TASK DESCRIPTION :: Every line that contains the word "chart" should be copied out.

PROVIDED INFORMATION ::
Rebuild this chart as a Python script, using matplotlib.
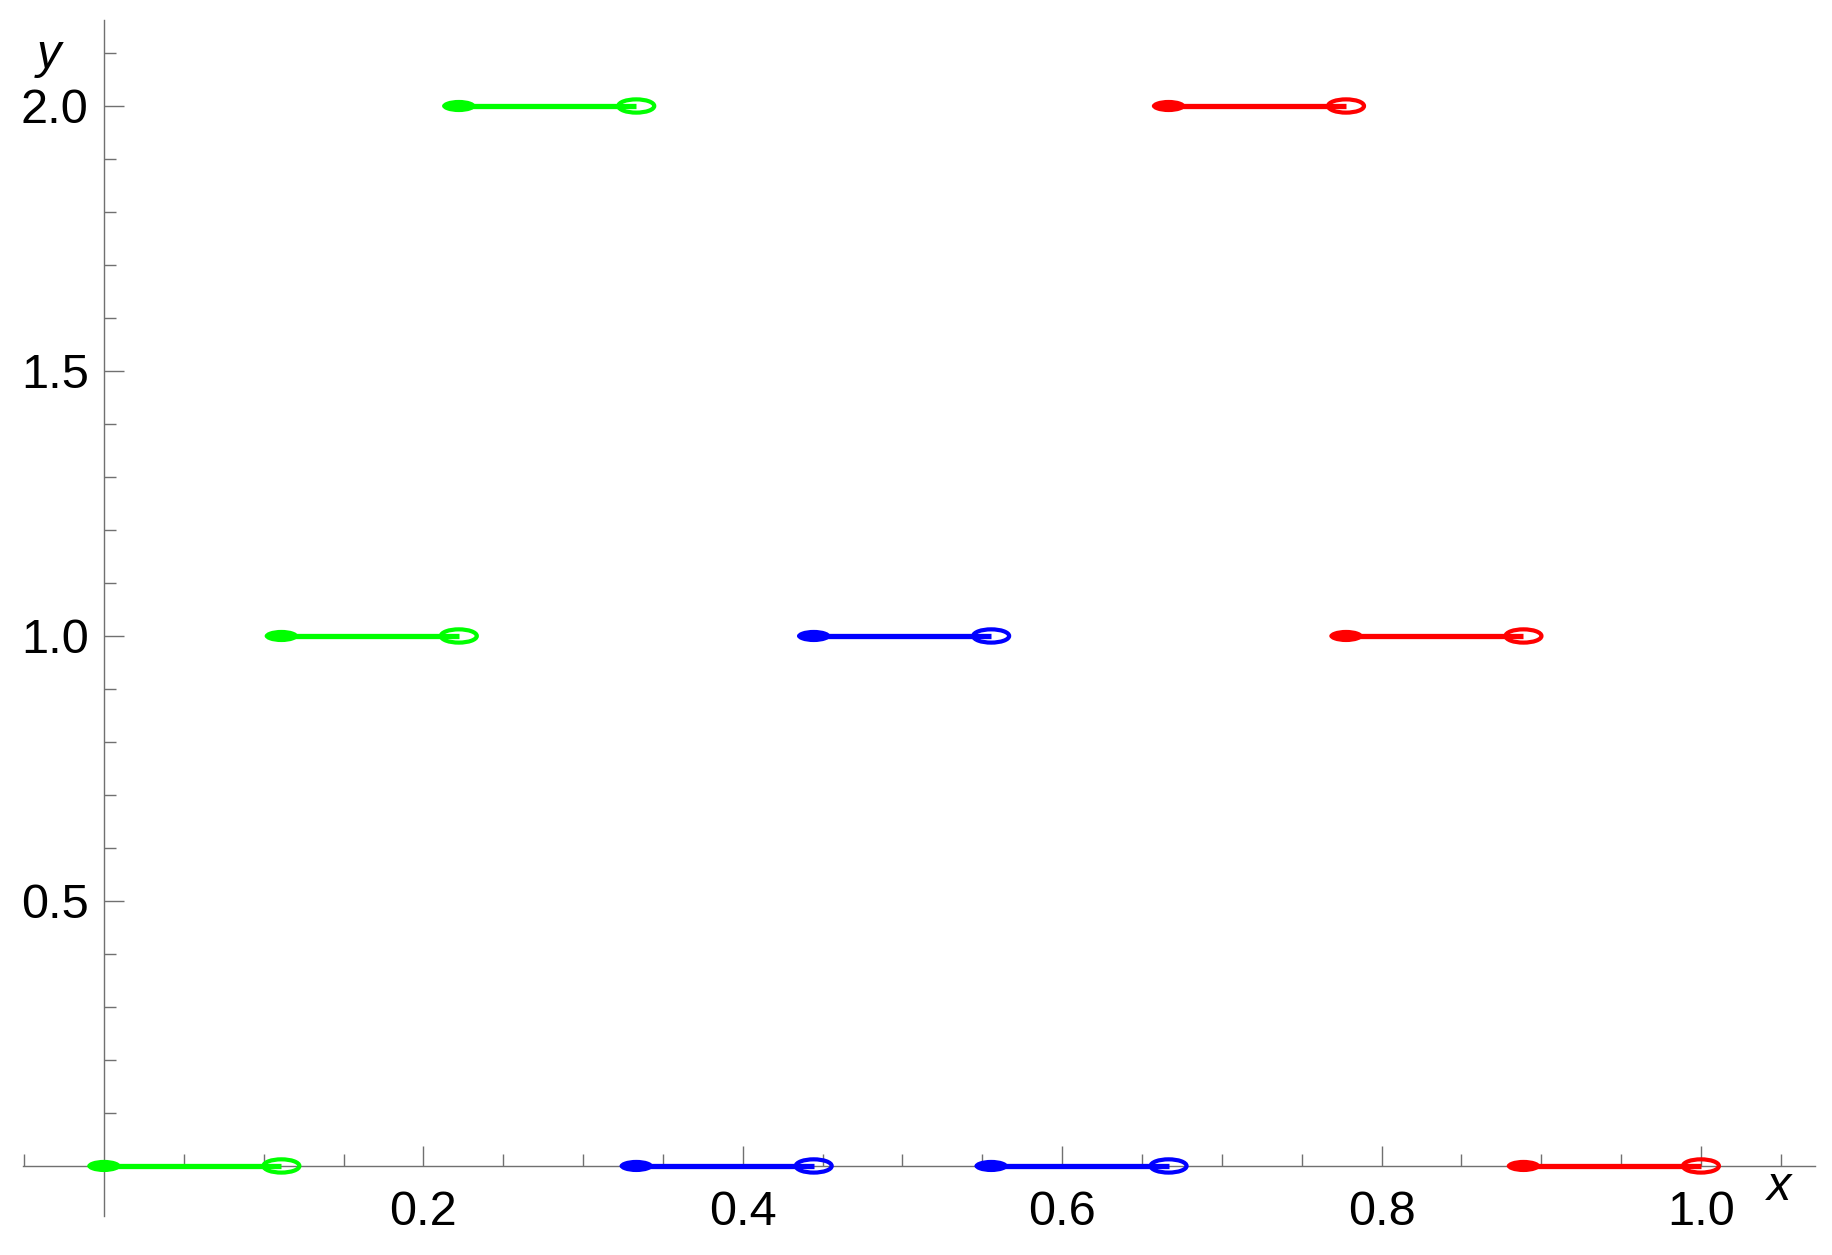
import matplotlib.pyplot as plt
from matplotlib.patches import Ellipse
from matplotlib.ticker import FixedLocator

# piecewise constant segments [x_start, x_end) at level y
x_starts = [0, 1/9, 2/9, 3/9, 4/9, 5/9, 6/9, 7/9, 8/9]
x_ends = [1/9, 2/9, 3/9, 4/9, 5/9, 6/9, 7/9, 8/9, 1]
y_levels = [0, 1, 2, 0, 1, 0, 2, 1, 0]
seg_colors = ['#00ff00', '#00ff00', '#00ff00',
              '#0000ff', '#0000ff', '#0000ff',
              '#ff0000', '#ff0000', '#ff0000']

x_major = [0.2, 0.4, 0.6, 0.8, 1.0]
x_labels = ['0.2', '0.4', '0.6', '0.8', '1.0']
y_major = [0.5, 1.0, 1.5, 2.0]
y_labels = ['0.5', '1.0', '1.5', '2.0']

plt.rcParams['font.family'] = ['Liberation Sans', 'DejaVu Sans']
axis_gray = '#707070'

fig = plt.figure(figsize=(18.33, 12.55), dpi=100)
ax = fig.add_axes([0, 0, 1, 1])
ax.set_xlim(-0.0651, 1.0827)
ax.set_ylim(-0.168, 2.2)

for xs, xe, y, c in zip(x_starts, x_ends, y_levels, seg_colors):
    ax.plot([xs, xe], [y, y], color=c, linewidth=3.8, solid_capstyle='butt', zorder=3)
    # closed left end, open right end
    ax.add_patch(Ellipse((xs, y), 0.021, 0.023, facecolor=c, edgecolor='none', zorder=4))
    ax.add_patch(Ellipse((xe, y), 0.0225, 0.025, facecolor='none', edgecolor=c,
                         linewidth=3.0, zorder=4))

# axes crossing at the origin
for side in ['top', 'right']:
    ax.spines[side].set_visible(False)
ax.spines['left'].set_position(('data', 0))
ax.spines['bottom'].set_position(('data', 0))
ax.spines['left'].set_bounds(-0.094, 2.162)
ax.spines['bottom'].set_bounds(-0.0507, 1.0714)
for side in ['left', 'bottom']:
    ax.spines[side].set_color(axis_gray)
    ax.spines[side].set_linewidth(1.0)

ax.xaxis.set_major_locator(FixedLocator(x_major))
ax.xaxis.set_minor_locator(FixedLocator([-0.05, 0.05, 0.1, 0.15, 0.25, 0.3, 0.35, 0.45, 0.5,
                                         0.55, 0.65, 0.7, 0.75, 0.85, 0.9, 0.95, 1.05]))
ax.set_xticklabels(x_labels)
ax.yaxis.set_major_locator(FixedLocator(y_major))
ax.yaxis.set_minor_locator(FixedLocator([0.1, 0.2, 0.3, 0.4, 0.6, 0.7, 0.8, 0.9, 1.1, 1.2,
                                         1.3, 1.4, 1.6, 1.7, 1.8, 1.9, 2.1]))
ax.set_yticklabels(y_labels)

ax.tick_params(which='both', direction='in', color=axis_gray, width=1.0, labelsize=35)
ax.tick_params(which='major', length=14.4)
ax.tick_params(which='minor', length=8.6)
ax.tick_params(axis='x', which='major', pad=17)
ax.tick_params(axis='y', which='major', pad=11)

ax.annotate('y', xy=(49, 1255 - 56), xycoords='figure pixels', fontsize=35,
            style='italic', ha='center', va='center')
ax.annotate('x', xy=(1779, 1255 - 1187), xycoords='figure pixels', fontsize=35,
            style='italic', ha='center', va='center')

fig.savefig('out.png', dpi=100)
* * *
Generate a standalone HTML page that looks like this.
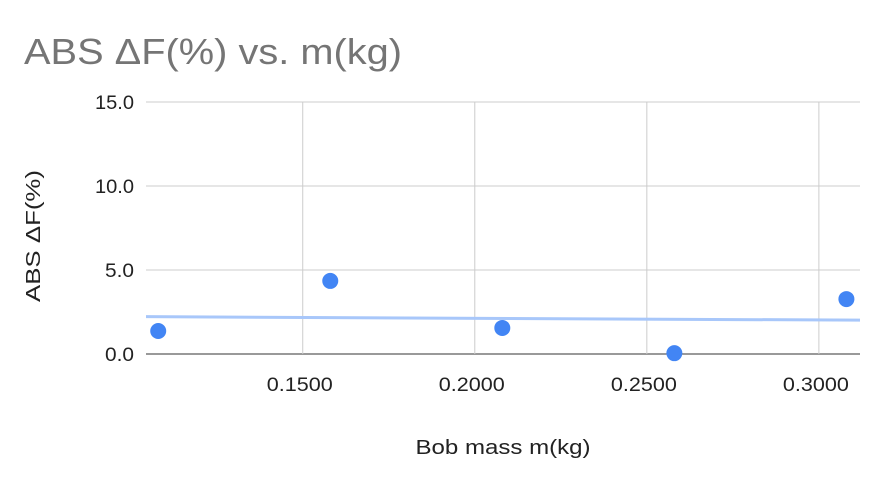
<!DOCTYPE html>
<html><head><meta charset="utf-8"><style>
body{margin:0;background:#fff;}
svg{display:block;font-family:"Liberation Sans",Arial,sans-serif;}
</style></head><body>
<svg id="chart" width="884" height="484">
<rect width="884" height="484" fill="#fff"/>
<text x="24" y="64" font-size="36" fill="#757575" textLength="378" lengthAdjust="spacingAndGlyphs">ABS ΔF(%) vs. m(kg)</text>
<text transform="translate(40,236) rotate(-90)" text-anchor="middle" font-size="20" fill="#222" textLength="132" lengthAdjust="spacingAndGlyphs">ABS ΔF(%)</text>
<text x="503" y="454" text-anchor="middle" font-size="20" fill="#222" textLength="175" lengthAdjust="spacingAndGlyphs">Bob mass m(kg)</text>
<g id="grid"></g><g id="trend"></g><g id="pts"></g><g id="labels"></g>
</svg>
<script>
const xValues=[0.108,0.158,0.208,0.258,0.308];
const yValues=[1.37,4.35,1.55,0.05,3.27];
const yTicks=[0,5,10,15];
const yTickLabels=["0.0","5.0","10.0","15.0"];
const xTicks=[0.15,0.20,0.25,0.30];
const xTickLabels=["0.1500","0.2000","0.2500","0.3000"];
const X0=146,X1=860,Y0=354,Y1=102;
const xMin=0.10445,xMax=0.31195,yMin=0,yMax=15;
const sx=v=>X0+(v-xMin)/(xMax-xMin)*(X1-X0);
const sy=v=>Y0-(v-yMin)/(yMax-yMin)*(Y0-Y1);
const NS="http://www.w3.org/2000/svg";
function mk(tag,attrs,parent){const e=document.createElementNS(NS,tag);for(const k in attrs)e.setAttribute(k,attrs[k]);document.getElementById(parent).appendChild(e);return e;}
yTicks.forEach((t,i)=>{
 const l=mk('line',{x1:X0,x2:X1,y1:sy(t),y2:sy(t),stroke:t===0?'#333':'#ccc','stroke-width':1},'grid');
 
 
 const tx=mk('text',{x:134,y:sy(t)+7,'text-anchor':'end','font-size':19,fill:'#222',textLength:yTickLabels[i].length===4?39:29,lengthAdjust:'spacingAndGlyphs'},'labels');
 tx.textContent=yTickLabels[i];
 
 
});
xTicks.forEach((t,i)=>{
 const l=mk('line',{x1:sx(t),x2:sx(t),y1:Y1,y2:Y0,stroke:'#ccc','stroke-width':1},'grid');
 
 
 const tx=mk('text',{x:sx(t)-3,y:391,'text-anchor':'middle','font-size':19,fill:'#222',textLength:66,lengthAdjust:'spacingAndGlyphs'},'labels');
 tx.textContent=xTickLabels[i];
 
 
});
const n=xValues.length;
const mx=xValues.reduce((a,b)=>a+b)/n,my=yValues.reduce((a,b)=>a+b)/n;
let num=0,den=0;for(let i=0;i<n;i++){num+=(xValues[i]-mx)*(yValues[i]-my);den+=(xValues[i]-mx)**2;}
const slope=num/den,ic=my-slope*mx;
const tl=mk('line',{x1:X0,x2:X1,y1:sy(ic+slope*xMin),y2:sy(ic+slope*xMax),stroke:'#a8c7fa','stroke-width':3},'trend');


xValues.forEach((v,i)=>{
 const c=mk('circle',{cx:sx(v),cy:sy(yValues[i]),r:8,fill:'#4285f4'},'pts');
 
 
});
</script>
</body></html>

FINAL RESULT ::
Rebuild this chart as a Python script, using matplotlib.
<svg id="chart" width="884" height="484">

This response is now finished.